Our theme is Christian unity. May all the saints, canonized and uncanonized, protect whomever dares to speak on this subject. He is bound to offend some if not many in the range of his voice. Especially in the Orthodox Church today, there are few topics where the ice is so thin. It’s not unusual to find those I am in communion with exclaiming, at times ranting, against “the ecumenical heresy.” Some of the e-mail that has been sent to me on this topic has enough heat in it to melt the polar ice cap. I can imagine that the ecumenical patriarch, a man besieged on many fronts, must at times wonder if his very title doesn’t require urgent revision.

Five Types

What has made me think lately about Christian “types” is an essay — “Types of Religious Lives”—written in 1937 by Mother Maria Skobtsova. You may know her as Mother Maria of Paris, an Orthodox martyr of the Second World War. She was among the flood of Russians who came to France after the Revolution. Eventually she became a nun whose main work was hospitality and defense of the poor. She was also associated with theological dialogue which, though it centered on the Orthodox Church, often had an ecumenical dimension, not unlike the Fellowship of St. James. In the Sunday afternoon theological discussions that often took place with Mother Maria as hostess, you would often find both Nicolai Berdyaev and Jacques Maritain. When the Nazis occupied Paris, she was notable in her efforts to protect Jews. She died at Ravensbruck concentration camp in Germany on Good Friday, 1945, having taken the place of a Jewish prisoner who was being sent to her death. Mother Maria is a modern saint of hospitality in perilous times, but also one of the important voices of theological life in the Orthodox Church in this fast-ending, war-wracked century.
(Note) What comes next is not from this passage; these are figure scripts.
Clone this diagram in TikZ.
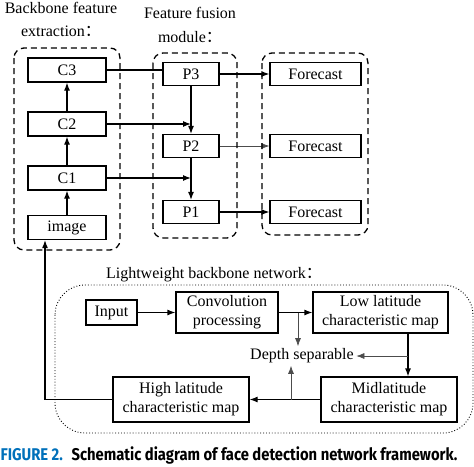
\documentclass[tikz,border=0pt]{standalone}
\usepackage{fontspec}
\setmainfont{Liberation Serif}
\newfontfamily\capfont{Fira Sans}
\newfontfamily\cjk{Noto Sans CJK SC}
\usetikzlibrary{arrows,arrows.meta,backgrounds}
\definecolor{capblue}{RGB}{0,112,186}
\newcommand{\fwcolon}{{\cjk ：}}

\begin{document}
\begin{tikzpicture}[x=1pt, y=-1pt, >={Latex[length=8pt,width=6pt]}, line width=1.2pt,
	txt/.style={font=\fontsize{16}{19}\selectfont},
	box/.style={txt, draw, rectangle, inner sep=0pt, align=center},
	cbox/.style={box, minimum width=78pt, minimum height=24pt},
	pbox/.style={box, minimum width=56pt, minimum height=23pt},
	fbox/.style={box, minimum width=91pt, minimum height=23pt},
	group/.style={dash pattern=on 6pt off 4pt, rounded corners=10pt, line width=1.3pt},
	thin line/.style={line width=0.7pt, draw=black!70}]

	\useasboundingbox (0,0) rectangle (474,466);

	% Titles
	\node[txt, anchor=base] (bb title) at (61,13) {Backbone feature};
	\node[txt, anchor=base] (bb title2) at (61,36) {extraction\fwcolon};
	\node[txt, anchor=base] (ff title) at (190,18) {Feature fusion};
	\node[txt, anchor=base] (ff title2) at (190,42) {module\fwcolon};
	\node[txt, anchor=base] (lw title) at (214,278) {Lightweight backbone network\fwcolon};

	% Backbone feature extraction
	\node[cbox] (C3) at (67,70) {C3};
	\node[cbox] (C2) at (67,124) {C2};
	\node[cbox] (C1) at (67,178) {C1};
	\node[cbox] (image) at (67,227.5) {image};
	\foreach \a/\b in {image/C1, C1/C2, C2/C3}
		\draw[->] (\a) -- (\b);

	% Feature fusion module
	\node[pbox] (P3) at (191,74) {P3};
	\node[pbox] (P2) at (191,146) {P2};
	\node[pbox] (P1) at (191,212) {P1};
	\draw (C3) -- (C3 -| P3.west);
	\draw[->] (C2) -- (C2 -| P3.south);
	\draw[->] (C1) -- (C1 -| P2.south);
	\draw[->] (P3) -- (P2);
	\draw[->] (P2) -- (P1);

	% Forecast heads
	\foreach \p/\y/\s in {P3/74/, P2/146/thin line, P1/212/} {
		\node[fbox] (F\p) at (315.5,\y) {Forecast};
		\draw[->, \s] (\p) -- (F\p);
	}

	% Dashed groups
	\draw[group] (14,48) rectangle (120,250);
	\draw[group] (153,53) rectangle (237,238);
	\draw[group] (262,53) rectangle (368,235);

	% Lightweight backbone network
	\node[box, minimum width=51pt, minimum height=25pt] (input) at (111.5,312.5) {Input};
	\node[box, minimum width=102pt, minimum height=41pt] (conv) at (227,312.5) {Convolution\\processing};
	\node[box, minimum width=135pt, minimum height=41pt] (low) at (380.5,312.5) {Low latitude\\characteristic map};
	\node[txt, inner sep=2pt] (depth) at (302,356) {Depth separable};
	\node[box, minimum width=136pt, minimum height=45pt] (mid) at (389,399.5) {Midlatitude\\characteristic map};
	\node[box, minimum width=136pt, minimum height=45pt] (high) at (181,399.5) {High latitude\\characteristic map};

	\draw[->] (input) -- (conv);
	\draw[->] (conv) -- (low);
	\draw[->] (low.south -| 408,0) -- (mid.north -| 408,0);
	\draw[->] (mid) -- (high);

	% Depth separable branches
	\coordinate (split1) at (298,312.5);
	\coordinate (split2) at (408,356);
	\coordinate (split3) at (291,399.5);
	\draw[->, thin line] (split1) -- (split1 |- depth.north);
	\draw[->, thin line] (split2) -- (depth.east);
	\draw[->, thin line] (split3) -- (split3 |- depth.south);

	% Back to image
	\draw[->] (high.west) -| ([xshift=-22pt]image.south);

	\draw[dotted, line width=0.9pt, rounded corners=30pt] (55,285) rectangle (473,433);

	% Caption
	\node[anchor=base west, inner sep=0pt, font=\capfont\bfseries\fontsize{17}{20}\selectfont] (caption) at (0,460)
		{\scalebox{0.87}[1]{\textcolor{capblue}{FIGURE 2.}\hspace{10pt}Schematic diagram of face detection network framework.}};
\end{tikzpicture}
\end{document}
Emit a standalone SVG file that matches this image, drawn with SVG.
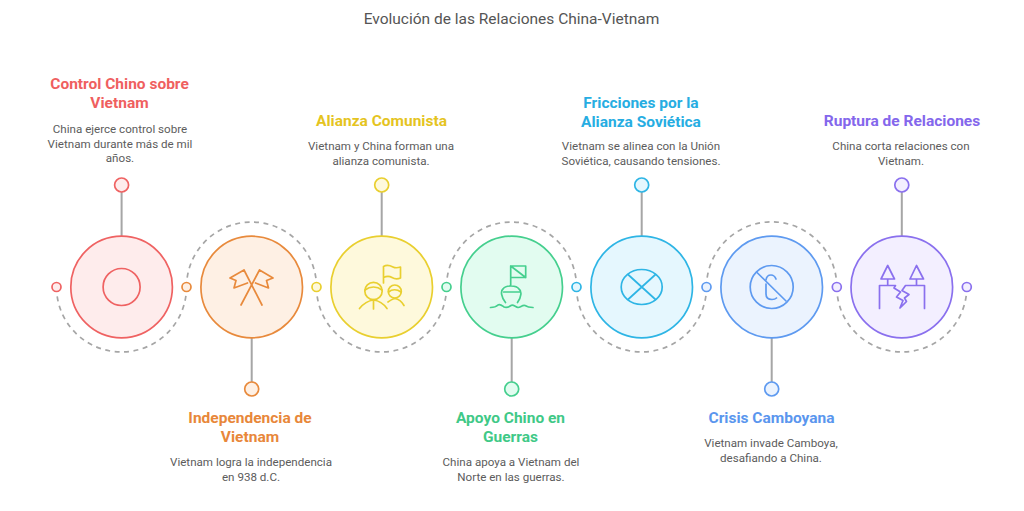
<svg xmlns="http://www.w3.org/2000/svg" width="1024" height="511" viewBox="0 0 1024 511">
<style>
text{font-family:Roboto,"Liberation Sans",sans-serif}
.t{font-size:15.500px;fill:#555;text-anchor:middle}
.h{font-size:15.500px;font-weight:700;text-anchor:middle}
.d{font-size:11.600px;fill:#5c5c5c;text-anchor:middle}
.c{fill:none;stroke:#a6a6a6;stroke-width:2}
.dash{stroke-width:1.700;stroke-dasharray:5 4.500;stroke-linecap:butt}
.i{fill:none;stroke-width:1.700;stroke-linecap:round;stroke-linejoin:round}
.b{stroke-width:1.700}
.s{stroke-width:1.700}
</style>
<rect width="1024" height="511" fill="#fff"/>
<text class="t" x="511.500" y="24">Evolución de las Relaciones China-Vietnam</text>
<g id="connectors">
<path class="c dash" d="M56.500 287A65 65 0 0 0 186.500 287"/>
<path class="c dash" d="M186.500 287A65 65 0 0 1 316.500 287"/>
<path class="c dash" d="M316.500 287A65 65 0 0 0 446.500 287"/>
<path class="c dash" d="M446.500 287A65 65 0 0 1 576.500 287"/>
<path class="c dash" d="M576.500 287A65 65 0 0 0 706.500 287"/>
<path class="c dash" d="M706.500 287A65 65 0 0 1 836.800 287"/>
<path class="c dash" d="M836.800 287A65 65 0 0 0 966.800 287"/>
<path class="c" d="M121.600 192V236M251.700 338V382M381.700 192V236M511.700 338V382M641.700 192V236M771.700 338V382M901.800 192V236"/>
</g>
<g id="n1" stroke="#ef6262" fill="#feecec">
<circle class="b" cx="121.600" cy="287" r="50.800"/><circle class="s" cx="121.600" cy="185" r="7"/><circle class="s" cx="56.500" cy="287" r="4.500"/>
<circle class="i" cx="121.600" cy="287" r="18.500"/>
<text class="h" x="119.500" y="89" fill="#ef5f5f" stroke="none">Control Chino sobre</text><text class="h" x="119.500" y="108" fill="#ef5f5f" stroke="none">Vietnam</text>
<text class="d" x="120" y="133" stroke="none">China ejerce control sobre</text><text class="d" x="120" y="148" stroke="none">Vietnam durante más de mil</text><text class="d" x="120" y="162" stroke="none">años.</text>
</g>
<g id="n2" stroke="#e88a3c" fill="#fef0e4">
<circle class="b" cx="251.700" cy="287" r="50.800"/><circle class="s" cx="251.700" cy="389" r="7"/><circle class="s" cx="186.500" cy="287" r="4.500"/>
<path class="i" d="M244 270L262 305M259.500 270L241 305M244 270L230 278L236 280.500L234 288L247.500 283M259.500 270L273 278L266.500 280.500L268.500 288L255.500 283"/>
<text class="h" x="250" y="423" fill="#e8873a" stroke="none">Independencia de</text><text class="h" x="250" y="442" fill="#e8873a" stroke="none">Vietnam</text>
<text class="d" x="251" y="466" stroke="none">Vietnam logra la independencia</text><text class="d" x="251" y="481" stroke="none">en 938 d.C.</text>
</g>
<g id="n3" stroke="#e9cf2f" fill="#fef9dc">
<circle class="b" cx="381.700" cy="287" r="50.800"/><circle class="s" cx="381.700" cy="185" r="7"/><circle class="s" cx="316.500" cy="287" r="4.500"/>
<path class="i" d="M383.500 283V266.500C387 264.500 390 265.500 393 267C395 268 397.500 268 400.500 267V278C397 279.500 394.500 279 392 277.500C389.500 276 386.500 276 383.500 277.500"/>
<circle class="i" cx="373.500" cy="291" r="8.700"/><path class="i" d="M365 290C370 286 377 286 382 290M373.500 299.700V309M359.500 308.500C364 303 369 300.500 373.500 300C378 300.500 383 303 387 308.500"/>
<circle class="i" cx="394.800" cy="291.500" r="6.500"/><path class="i" d="M388.500 292C392 289 397 289 401 292M388 302C391 300 393 298.500 395 298.500C399 299 402 302 404 305.500"/>
<text class="h" x="381.500" y="126" fill="#e5c41f" stroke="none">Alianza Comunista</text>
<text class="d" x="381" y="150" stroke="none">Vietnam y China forman una</text><text class="d" x="381" y="165" stroke="none">alianza comunista.</text>
</g>
<g id="n4" stroke="#45cf8e" fill="#e2fcf0">
<circle class="b" cx="511.700" cy="287" r="50.800"/><circle class="s" cx="511.700" cy="389" r="7"/><circle class="s" cx="446.500" cy="287" r="4.500"/>
<path class="i" d="M510.700 285V266H525.700V277.500H510.700M510.700 266L525.700 277.500M503.700 292H520M505.500 302.500C501 297 500.500 291 503 289C505.500 285 516.500 285 519 289C522 291 521.500 297 517.500 302.500M490.500 307.500C494 307.500 496 307 498 305C500 303.500 502 305.500 504 307C507 308 509 307 511 305.500C513 304 515.500 307 518 307.500C521 307 522 305 525 305.500C528 307.500 530 307.500 533 307.500"/>
<text class="h" x="510.500" y="423" fill="#3fc987" stroke="none">Apoyo Chino en</text><text class="h" x="510.500" y="442" fill="#3fc987" stroke="none">Guerras</text>
<text class="d" x="511" y="466" stroke="none">China apoya a Vietnam del</text><text class="d" x="511" y="481" stroke="none">Norte en las guerras.</text>
</g>
<g id="n5" stroke="#2eb5e5" fill="#e5f7fe">
<circle class="b" cx="641.700" cy="287" r="50.800"/><circle class="s" cx="641.700" cy="185" r="7"/><circle class="s" cx="576.500" cy="287" r="4.500"/>
<ellipse class="i" cx="641.700" cy="287" rx="20.500" ry="17.500"/><path class="i" d="M628 274.500L655.500 299.500M655.500 274.500L628 299.500"/>
<text class="h" x="641" y="108" fill="#26ade2" stroke="none">Fricciones por la</text><text class="h" x="641" y="127" fill="#26ade2" stroke="none">Alianza Soviética</text>
<text class="d" x="641" y="150" stroke="none">Vietnam se alinea con la Unión</text><text class="d" x="641" y="165" stroke="none">Soviética, causando tensiones.</text>
</g>
<g id="n6" stroke="#5e9af0" fill="#ebf3fe">
<circle class="b" cx="771.700" cy="287" r="50.800"/><circle class="s" cx="771.700" cy="389" r="7"/><circle class="s" cx="706.500" cy="287" r="4.500"/>
<circle class="i" cx="771.700" cy="287" r="21.500"/><path class="i" d="M757 272.500L786 301M766 284V294C766 298 768.500 299.500 772 299.500C774 299.500 775.500 299 776.500 298M766 280C766.500 276 768.500 275 771 275C773.500 275 775 276.500 776 279"/>
<text class="h" x="771.500" y="423" fill="#5a96ee" stroke="none">Crisis Camboyana</text>
<text class="d" x="771" y="447" stroke="none">Vietnam invade Camboya,</text><text class="d" x="771" y="462" stroke="none">desafiando a China.</text>
</g>
<g id="n7" stroke="#8a70ee" fill="#f3efff">
<circle class="b" cx="901.800" cy="287" r="50.800"/><circle class="s" cx="901.800" cy="185" r="7"/><circle class="s" cx="836.800" cy="287" r="4.500"/><circle class="s" cx="966.800" cy="287" r="4.500"/>
<path class="i" d="M887.700 265.500L881 279H894.500ZM916.500 265.500L910 279H923.500ZM887.700 279V285M916.500 279V285M879.500 308.500V285.500H895.500L894 288L900.500 292L896.500 297L903 300.500L900 308L906.500 301.500L904.500 298L909 294.500L902 290.500L905.500 285.500H924.500V308.500"/>
<text class="h" x="902" y="126" fill="#8467ec" stroke="none">Ruptura de Relaciones</text>
<text class="d" x="901" y="150" stroke="none">China corta relaciones con</text><text class="d" x="901" y="165" stroke="none">Vietnam.</text>
</g>
</svg>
Her essay, only recently discovered and published for the first time just a few months ago, identifies five “types” of Christian piety in the Russian Orthodox Church, but one doesn’t have to be Russian Orthodox for her analysis to strike home.

The Synodalist

First on her list is the “synodal” believer. This means state-conformed, state-contained Christianity. “Synodal” refers to the “Holy Synod” set up by Czar Peter the Great after he abolished the office of the patriarchate so that the state would have uncontested authority over its subjects in all aspects of life. Thus ended the Byzantine “symphony” of church and state. The Holy Synod governed the Church, the Chief Procurator—a layman—governed the Holy Synod, and the czar appointed and supervised the Chief Procurator. Every major church activity and appointment required the government’s sanction. The Church was, in effect, a department of government. Russia’s “synodal Christianity” is a particular form of nationally adapted, established Christianity.